If the opponent always chooses 1, our expected payoff is $2p_2-p_3-p_4-\ldots=p_1+3p_2-1$. This quantity must be at least 0, or else we are losing. We can repeat this process for each possible number the opponent chooses:
$$-2p_1+2p_3-p_4-p_5-\ldots=-p_1+p_2+3p_3-1\ge0\\
p_1-2p_2+2p_4-p_5-\ldots=2p_1-p_2+p_3+3p_4-1\ge0$$
In general, for all $n\ge2$,
$$2(p_1+p_2+\ldots+p_{n-2})-p_{n-1}+p_n+3p_{n+1}-1\ge0\\
2(p_1+p_2+\ldots+p_{n+1})+p_{n+1}\ge1+3p_{n-1}+p_n$$
Let $S_n=p_1+p_2+\ldots+p_n$. Then
$$3S_{n+1}-S_n\ge1+S_n+2S_{n-1}-3S_{n-2}\\
3S_{n+1}+3S_{n-2}\ge1+2S_n+2S_{n-1}$$
This holds down to $n=1$ if we assume $S_0=S_{-1}=0$. Some linear algebra produces a solution: $$S_1=1/16\\S_2=3/8\\S_3=5/8\\S_4=15/16\\S_5=1$$
So our optimal strategy is: $$p_1=p_5=1/16\\p_2=p_4=5/16\\p_3=1/4$$
This strategy guarantees that in the long run, our points will keep pace with the opponent's points.
Part 2: With the goal
Now we add the goal. This changes things slightly, because if we have four points, it doesn't matter whether we win one point or two, and similarly for the opponent.
4-4
Suppose both players have 4 points. If we get one point or two points, our payoff is 1, and if the opponent gets one point or two points, our payoff is -1. We require our expected payoff to be 0 (any higher is again impossible because of symmetry). Repeating the process with the adjusted payoffs results in the inequality:
$$2S_{n+1}+2S_{n-2}\ge1+S_n+S_{n-1}$$
We can solve this to find:
$$p_1=p_2=p_3=1/3$$
This makes sense, because this situation is basically rock-paper-scissors with the numbers 1, 2, and 3: each number beats one and loses to one. All the numbers greater than 3 are irrelevant because they lose to this strategy.
4-3
This case is asymmetric, which makes it harder to analyze. The side with 4 points wins with one point or two, while the side with 3 points wins if getting two points. We know the situation is equal if the side with 3 points gains one point.

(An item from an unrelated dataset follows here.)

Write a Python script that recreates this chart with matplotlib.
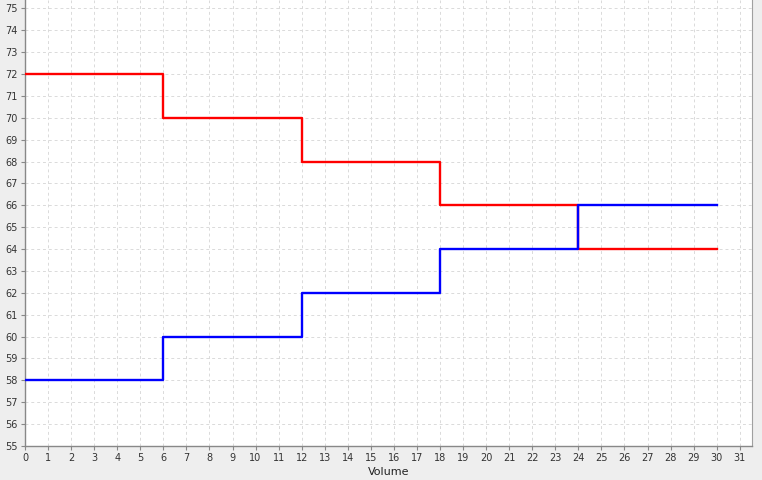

If my methods and calculations were correct, the value of this situation is about $0.239142$ for the player with 4 points (or about 62% chance to win). This number is the real root of a fifth degree polynomial. The strategy for the player with 4 points is
$$p_1\approx0.067558\\p_2\approx0.222986\\p_3\approx0.253375\\p_4\approx0.333977\\p_5\approx0.122105$$
and the strategy for the player with 3 points is the same in reverse:
$$p_1\approx0.122105\\p_2\approx0.333977\\p_3\approx0.253375\\p_4\approx0.222986\\p_5\approx0.067558$$
This result indicates that it is very unlikely that there will be a nice solution for the rest of the problem.
3-3
Using $0.239142$ as the value of winning or losing one point, we can calculate the optimal strategy for a score of 3-3:
$$p_1=p_7\approx0.009228\\p_2=p_6\approx0.191209\\p_3=p_5\approx0.161754\\p_4\approx0.275618$$
I'm not going to continue further than this because the rest of the asymmetric scores will be very tedious to solve.